Sharm el-Sheikh Flights Suspended by British Airways Indefinitely

Security concerns suspend all Sharm el-Sheikh flights by British Airways indefinitely. Following the downing of Airbus 321, resulting in the death of 224 individuals, in October 2015, British Airways has suspended flights for Sharm el-Sheikh. The Russian operated airline, Metrojet, crashed after an attack claimed by the Islamic State militant group.

Originally, British Airways had made a statement based on the advise of government that the flights would resume at a set date. With the continued warning by the Foreign and Commonwealth office stating that “As a precautionary measure, we are advising against all but essential travel by air to or from Sharm el-Sheikh,” they decided to suspend all flights indefinitely. This may cause some issues with those who are holding tickets for vacationing in the fall and, as the Sunday Express mentioned, may result in a significant blow to Egypt‘s tourist industry, which has suffered immensely with the continued threat of terrorism from IS.

The statement issued today declared “The safety and security of our customers will always be our top priorities and we have suspended our flights from Gatwick to Sharm el-Sheikh indefinitely.”

Other airlines have not claimed to indefinitely cease all flights. Instead, Itv stated that an easyJet spokesperson claims that they are committed to resuming flights to the resort. Adding that said flights would only resume once government advice changes, which will only happen if the U.K. government is satisfied that the Sharm el-Sheikh airport security is robust enough, as according to the Association of British Travel Agents.

A British Airways plane prepares to depart Heathrow Airport on March 19, 2010 in London, England. [Photo by Dan Kitwood/Getty Images]

Some airlines hope to resume as of the Fall/Winter season. Monarch has set a resumption date for flights to Sharm el-Sheikh for October 30, 2016. Thompson Airways hopes to resume as of September 28, 2016, but they await government approval as well.

Thompson Airways spokesperson stated that “We would like to thank our customers for their continued patience and apologise [sic] for the inconvenience caused whilst the current FCO advice is in place.”

Egyptian authorities reported earlier this year that they had made vast improvements to their security systems and measures.
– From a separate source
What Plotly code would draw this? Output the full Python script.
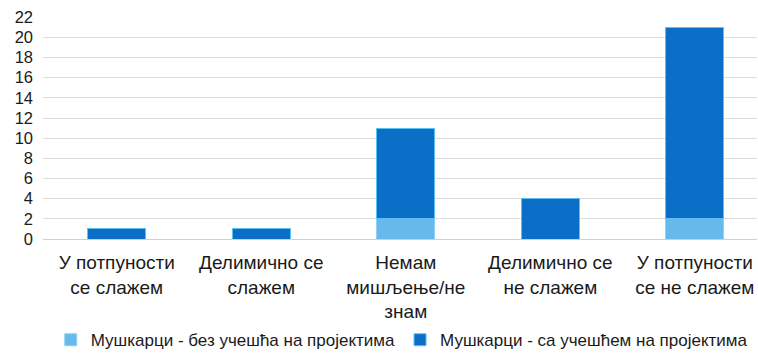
import plotly.graph_objects as go

categories = [
    "У потпуности<br>се слажем",
    "Делимично се<br>слажем",
    "Немам<br>мишљење/не<br>знам",
    "Делимично се<br>не слажем",
    "У потпуности<br>се не слажем",
]
series_names = [
    "Мушкарци - без учешћа на пројектима",
    "Мушкарци - са учешћем на пројектима",
]
without_projects = [0, 0, 2, 0, 2]
with_projects = [1, 1, 9, 4, 19]
y_ticks = list(range(0, 23, 2))

light = "#67b9ec"
dark = "#0b6fc8"

fig = go.Figure()
fig.add_trace(go.Bar(
    x=categories, y=without_projects, name=series_names[0],
    marker=dict(color=light, line=dict(color="#8fd3f7", width=1)),
))
fig.add_trace(go.Bar(
    x=categories, y=with_projects, name=series_names[1],
    marker=dict(color=dark, line=dict(color="#5cc0f2", width=1)),
))

fig.update_layout(
    barmode="stack",
    bargap=0.6,
    width=758, height=356,
    margin=dict(l=43, r=1, t=17, b=117, autoexpand=False),
    plot_bgcolor="white", paper_bgcolor="white",
    font=dict(family="Liberation Sans, Arial, sans-serif", color="#1a1a1a"),
    showlegend=True,
    legend=dict(
        orientation="h", xref="container", yref="container",
        x=0.53, xanchor="center", y=0.095, yanchor="top",
        font=dict(size=17), itemwidth=30, tracegroupgap=0,
        traceorder="normal",
    ),
    xaxis=dict(
        range=[-0.51, 4.43], showgrid=False, showline=False, ticks="",
        tickfont=dict(size=19), ticklabelstandoff=10, automargin=False,
        ticklabeloverflow="allow",
    ),
    yaxis=dict(
        range=[0, 22.02], tickvals=y_ticks, showgrid=True, gridcolor="#dcdcdc",
        gridwidth=1, zeroline=True, zerolinecolor="#d0d0d0", zerolinewidth=1,
        showline=False, ticks="", tickfont=dict(size=16.5), ticklabelstandoff=9,
        automargin=False, ticklabeloverflow="allow",
    ),
)

fig.write_html(
    "out.html",
    config={"displayModeBar": False},
    post_script="document.body.style.margin='0';"
                "document.documentElement.style.overflow='hidden';",
)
Including increasing the number of CCTV cameras and other measures, such as sniffer dogs, as reported by the BBC. This includes routine security checks for those entering Sharm el-Sheikh and police regularly checking vehicles in the towns of Sharm el-Sheikh and Hurghada.
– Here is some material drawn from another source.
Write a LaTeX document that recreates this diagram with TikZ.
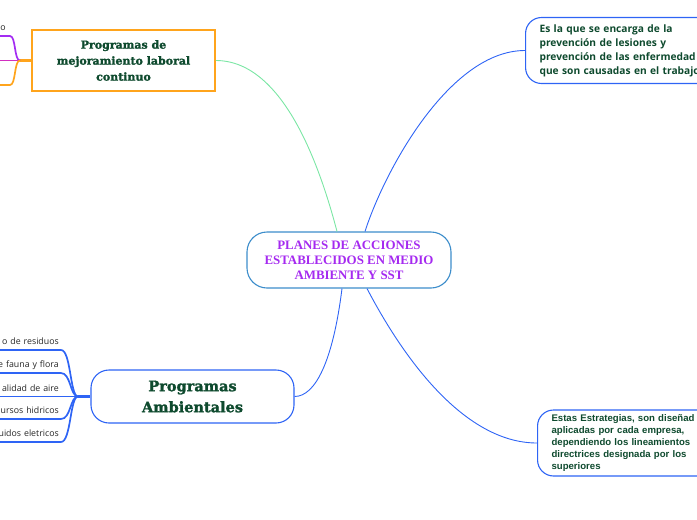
\documentclass[tikz,border=0pt]{standalone}
\usepackage{fontspec}
\setmainfont{Liberation Serif}
\newfontfamily\slabfont{DejaVu Serif}[BoldFeatures={FakeBold=1.6}]
\newfontfamily\humanfont{Open Sans}
\newfontfamily\arialfont{Liberation Sans}
\usetikzlibrary{positioning}
\definecolor{planpurple}{HTML}{A52AF0}
\definecolor{hubblue}{HTML}{3C8DCB}
\definecolor{linkblue}{HTML}{2E64F5}
\definecolor{linkgreen}{HTML}{7BE6A4}
\definecolor{laborange}{HTML}{FFA41C}
\definecolor{leafpurple}{HTML}{A32CF2}
\definecolor{leafmagenta}{HTML}{D22FC0}
\definecolor{titlegreen}{HTML}{0E4A2E}

\begin{document}
\begin{tikzpicture}[x=1pt, y=-1pt,
  hub/.style={draw=hubblue, line width=1.1pt, rounded corners=20pt, fill=white,
    font=\fontsize{12.9}{15}\selectfont\bfseries, text=planpurple, align=center,
    minimum width=204pt, minimum height=56pt},
  laborbox/.style={draw=laborange, line width=1.6pt, fill=white,
    font=\slabfont\fontsize{11}{16}\selectfont\bfseries, text=titlegreen, align=center,
    minimum width=183pt, minimum height=61pt},
  ambbox/.style={draw=linkblue, line width=1.1pt, rounded corners=18pt, fill=white,
    font=\slabfont\fontsize{14.5}{21}\selectfont\bfseries, text=titlegreen, align=center,
    minimum width=203pt, minimum height=53pt},
  infobox/.style={draw=linkblue, line width=1.1pt, rounded corners=16pt, fill=white,
    anchor=west, align=left, text width=200pt, inner xsep=14pt, minimum height=66pt,
    text=titlegreen},
  leaf/.style={anchor=south east, inner xsep=0pt, inner ysep=5pt, text depth=0pt,
    text width=62pt, align=right, font=\humanfont\fontsize{8.8}{11}\selectfont, text=black!85},
  link/.style={line width=0.9pt},
  leafline/.style={line width=1.7pt},
  leafstem/.style={line width=2.4pt}]
  \useasboundingbox (0,0) rectangle (697,520);
  \clip (0,0) rectangle (697,520);

  % --- Hub and branch boxes ---
  \node[hub] (plan) at (349,260) {PLANES DE ACCIONES\\ESTABLECIDOS EN MEDIO\\AMBIENTE Y SST};
  \node[laborbox] (labor) at (123.5,60.5) {Programas de\\mejoramiento laboral\\continuo};
  \node[ambbox] (amb) at (192.5,396.5) {Programas\\Ambientales};
  \node[infobox, font=\humanfont\fontsize{10.2}{14}\selectfont\bfseries] (prev) at (525,50.5)
    {Es la que se encarga de la\\prevención de lesiones y\\prevención de las enfermedad\\que son causadas en el trabajo};
  \node[infobox, font=\arialfont\fontsize{9.6}{12}\selectfont\bfseries] (estr) at (537,443)
    {Estas Estrategias, son diseñad\\aplicadas por cada empresa,\\dependiendo los lineamientos\\directrices designada por los\\superiores};

  % --- Hub connectors ---
  \draw[link, linkgreen] ([xshift=-12pt]plan.north) .. controls +(-15,-57) and +(70,0) .. (labor.east);
  \draw[link, linkblue] ([xshift=16pt]plan.north) .. controls +(20,-62) and +(-75,0) .. (prev.west);
  \draw[link, linkblue] ([xshift=-7pt]plan.south) .. controls +(-9,72) and +(21,0) .. (amb.east);
  \draw[link, linkblue] ([xshift=18pt]plan.south) .. controls +(43,82) and +(-67,0) .. (estr.west);

  % --- Leaves of the environmental programmes ---
  \coordinate (ambj) at (78,396.5);
  \draw[leafstem, linkblue] (ambj) -- (amb.west);
  \foreach \name/\yy/\txt in {res/350/o de residuos, fau/373/e fauna y flora,
      air/396.5/alidad de aire, hid/419/ursos hidricos, ele/442/uidos eletricos} {
    \node[leaf] (\name) at (59,\yy) {\txt};
    \draw[leafline, linkblue] (ambj) .. controls +(-8,0) and +(10,0) .. ([xshift=2pt]\name.south east) -- (\name.south west);
  }

  % --- Leaves of the labour programmes ---
  \coordinate (laborj) at (20,60.5);
  \draw[leafstem, laborange] (laborj) -- (labor.west);
  \node[leaf, text width=6pt] (tlo) at (6,36) {o};
  \draw[leafline, leafpurple] (laborj) .. controls +(-6,0) and +(6,0) .. ([xshift=4pt]tlo.south east) -- (tlo.south west);
  \coordinate (tlm) at (0,60.5);
  \draw[leafline, leafmagenta] (laborj) -- (tlm);
  \coordinate (tlb) at (0,85);
  \draw[leafline, laborange] (laborj) .. controls +(-6,0) and +(6,0) .. ([xshift=10pt]tlb) -- (tlb);
\end{tikzpicture}
\end{document}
Yehia Rashed, a former Marriott International executive and Egypt’s tourism minister, stated that they have put a lot of equipment in. “We’re training and retraining the people.” They hope to regain the trust of the FCO in the near future and reopen flights to Sharm el-Sheikh.
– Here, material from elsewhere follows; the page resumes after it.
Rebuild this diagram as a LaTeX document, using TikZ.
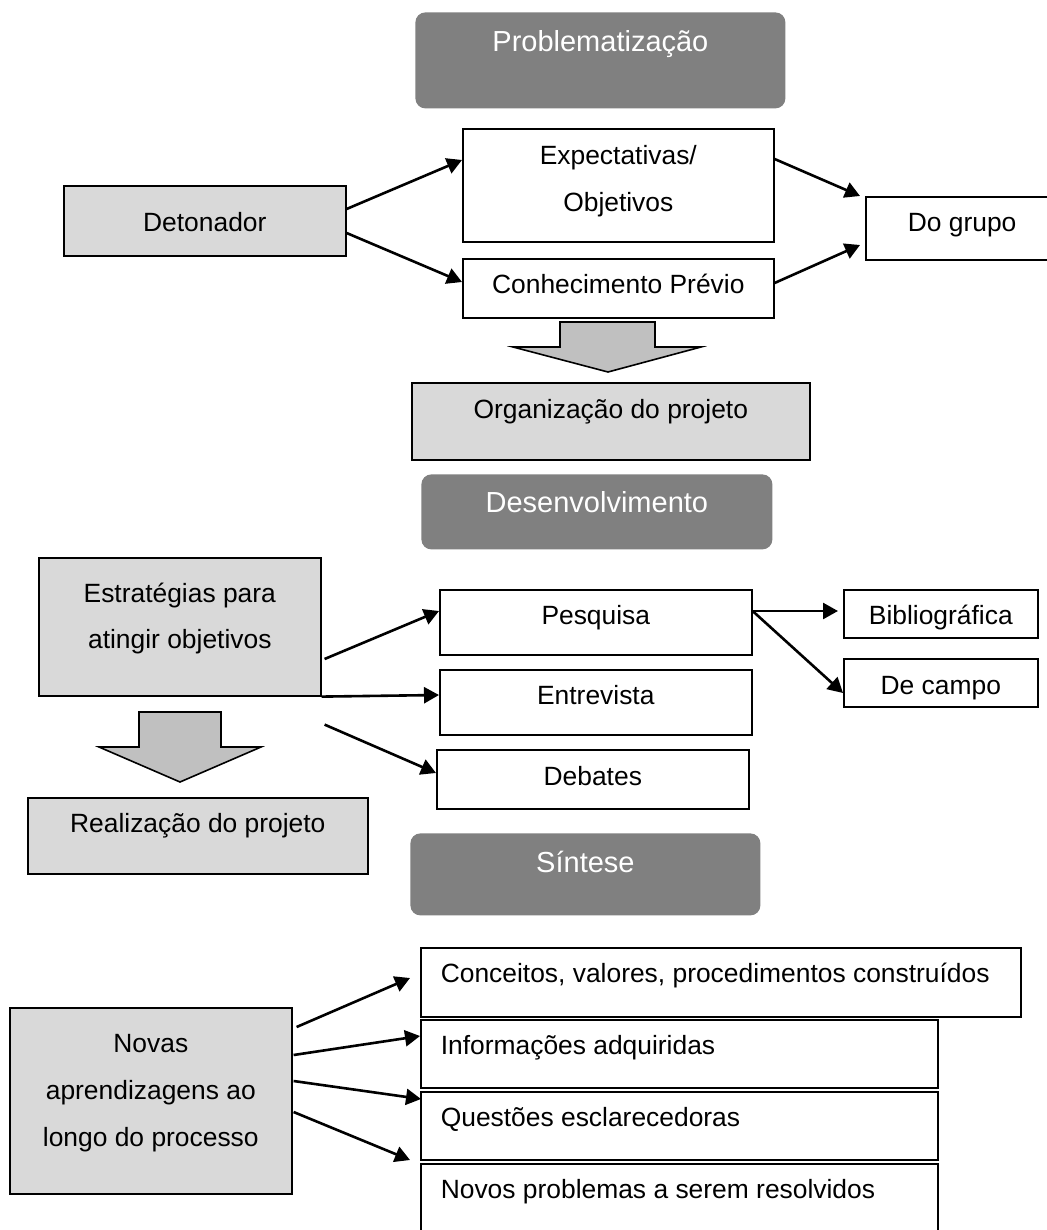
\documentclass[tikz,border=0pt]{standalone}
\usepackage{fontspec}
\setmainfont{Liberation Sans}
\usepackage{tikz}
\usetikzlibrary{arrows.meta,calc}

\definecolor{phasegray}{HTML}{808080}
\definecolor{boxgray}{HTML}{D9D9D9}
\definecolor{arrowgray}{HTML}{C0C0C0}

\tikzset{
    every node/.style={font=\fontsize{13.2}{15.8}\selectfont, inner sep=0pt},
    box/.style={draw, line width=0.8pt, anchor=north west},
    graybox/.style={box, fill=boxgray},
    phase/.style={anchor=north west, fill=phasegray, rounded corners=5pt, text=white, font=\fontsize{14.5}{17}\selectfont},
    arr/.style={line width=1.3pt, -{Triangle[length=7.5pt,width=8pt]}},
    bigarrow/.style={draw, line width=0.8pt, fill=arrowgray}
}

\begin{document}
\begin{tikzpicture}[x=0.5pt, y=-0.5pt]
                \path[use as bounding box, fill=white] (0,0) rectangle (1047,1230);
                \node [phase, minimum width=185pt, text height=19.5pt, text depth=28.5pt] (prob) at (415,12) {Problematização};
                \node [box, minimum width=155.5pt, text height=18pt, text depth=38.5pt] (exp) at (462,128) {\begin{tabular}[t]{@{}c@{}}Expectativas/\\[7.7pt]Objetivos\end{tabular}};
                \node [graybox, minimum width=141pt, text height=23pt, text depth=12pt] (det) at (63,185) {Detonador};
                \node [box, minimum width=120pt, text height=17.5pt, text depth=14pt] (grp) at (865,196) {\makebox[120pt][l]{\hspace{21pt}Do grupo}};
                \node [box, minimum width=155.5pt, text height=17.5pt, text depth=12pt] (con) at (462,258) {Conhecimento Prévio};
                \node [graybox, minimum width=199pt, text height=18pt, text depth=20.5pt] (org) at (411,382) {Organização do projeto};
                \node [phase, minimum width=175.5pt, text height=19pt, text depth=18.5pt] (des) at (421,474) {Desenvolvimento};
                \node [graybox, minimum width=141pt, text height=22.5pt, text depth=46.5pt] (est) at (38,557) {\begin{tabular}[t]{@{}c@{}}Estratégias para\\[7.2pt]atingir objetivos\end{tabular}};
                \node [box, minimum width=156pt, text height=17.5pt, text depth=15pt] (pes) at (439,589) {Pesquisa};
                \node [box, minimum width=156pt, text height=17.5pt, text depth=15pt] (ent) at (439,669) {Entrevista};
                \node [box, minimum width=156pt, text height=18pt, text depth=11.5pt] (deb) at (436,749) {Debates};
                \node [box, minimum width=97pt, text height=17.5pt, text depth=6.5pt] (bib) at (843,589) {Bibliográfica};
                \node [box, minimum width=97pt, text height=18pt, text depth=6pt] (dca) at (843,658) {De campo};
                \node [graybox, minimum width=170pt, text height=17.5pt, text depth=20.5pt] (rea) at (27,797) {Realização do projeto};
                \node [phase, minimum width=175pt, text height=19.5pt, text depth=21.5pt] (sin) at (410,833) {Síntese};
                \node [graybox, minimum width=141pt, text height=22.5pt, text depth=70.5pt] (apr) at (9,1007) {\begin{tabular}[t]{@{}c@{}}Novas\\[7.5pt]aprendizagens ao\\[7.5pt]longo do processo\end{tabular}};
                \node [box, minimum width=300pt, text height=17.5pt, text depth=17pt] (conc) at (420,947) {\makebox[280pt][l]{Conceitos, valores, procedimentos construídos}};
                \node [box, minimum width=258.5pt, text height=17.5pt, text depth=16.5pt] (inf) at (420,1019) {\makebox[238.5pt][l]{Informações adquiridas}};
                \node [box, minimum width=258.5pt, text height=17.5pt, text depth=16.5pt] (que) at (420,1091) {\makebox[238.5pt][l]{Questões esclarecedoras}};
                \node [box, minimum width=258.5pt, text height=17.5pt, text depth=30pt] (nov) at (420,1163) {\makebox[238.5pt][l]{Novos problemas a serem resolvidos}};
                \draw [arr] ($(det.north east)+(0,24)$) -- ($(exp.north west)+(0,32)$);
                \draw [arr] ($(det.north east)+(0,48)$) -- ($(con.north west)+(0,24)$);
                \draw [arr] ($(exp.north east)+(0,31)$) -- ($(grp.north west)+(-5,0)$);
                \draw [arr] ($(con.north east)+(0,25)$) -- ($(grp.north west)+(-5,49)$);
                \draw [bigarrow] (560,322) -- (655,322) -- (655,347) -- (701,347) -- (608,372) -- (513,347) -- (560,347) -- cycle;
                \draw [arr] ($(est.north east)+(3,102)$) -- ($(pes.north west)+(0,22)$);
                \draw [arr] (est.south east) -- ($(ent.north west)+(0,26)$);
                \draw [arr] ($(est.south east)+(3,28)$) -- ($(deb.north west)+(0,24)$);
                \draw [arr] ($(pes.north east)+(0,22)$) -- ($(bib.north west)+(-5,22)$);
                \draw [arr] ($(pes.north east)+(0,22)$) -- ($(dca.north west)+(0,35)$);
                \draw [bigarrow] (139,712) -- (221,712) -- (221,747) -- (261,747) -- (180,782) -- (99,747) -- (139,747) -- cycle;
                \draw [arr] ($(apr.north east)+(4,20)$) -- ($(conc.north west)+(-10,31)$);
                \draw [arr] ($(apr.north east)+(1,48)$) -- ($(inf.north west)+(0,17)$);
                \draw [arr] ($(apr.north east)+(1,74)$) -- ($(que.north west)+(1,8)$);
                \draw [arr] ($(apr.north east)+(1,105)$) -- ($(nov.north west)+(-10,-3)$);
            \end{tikzpicture}
\end{document}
For customers with flights booked for Sharm el-Sheikh in the near future, British airways stated that “Customers who hold bookings on any canceled services for the coming winter season can claim a full refund or can use the money to cover a new booking with us for an alternative destination.”

Sharm el-Sheik Flight Suspended Indefinitely Tourist Location
[Photo by Vinciane Jacquet/AP Images]

Although this is another major hit to Egypt’s tourist communities, they still believe that this is a hurdle that they can surpass in time. Mike Bugsgang, chief executive of the U.K.-based Association of Group Travel Organizers, stated to the BBC in May that “It’s obviously an awful situation that’s arisen… it’s going to be a massive problem for the Egyptian tourism business, which is ongoing, particularly with the events that have taken place in the recent past.”

Even with the issues he still believes that they will bounce back, “although not in the near future”, with the continued support of the British travel industry.

For now, however, vacationers will need to find other locations for travel other that Sharm el-Sheikh.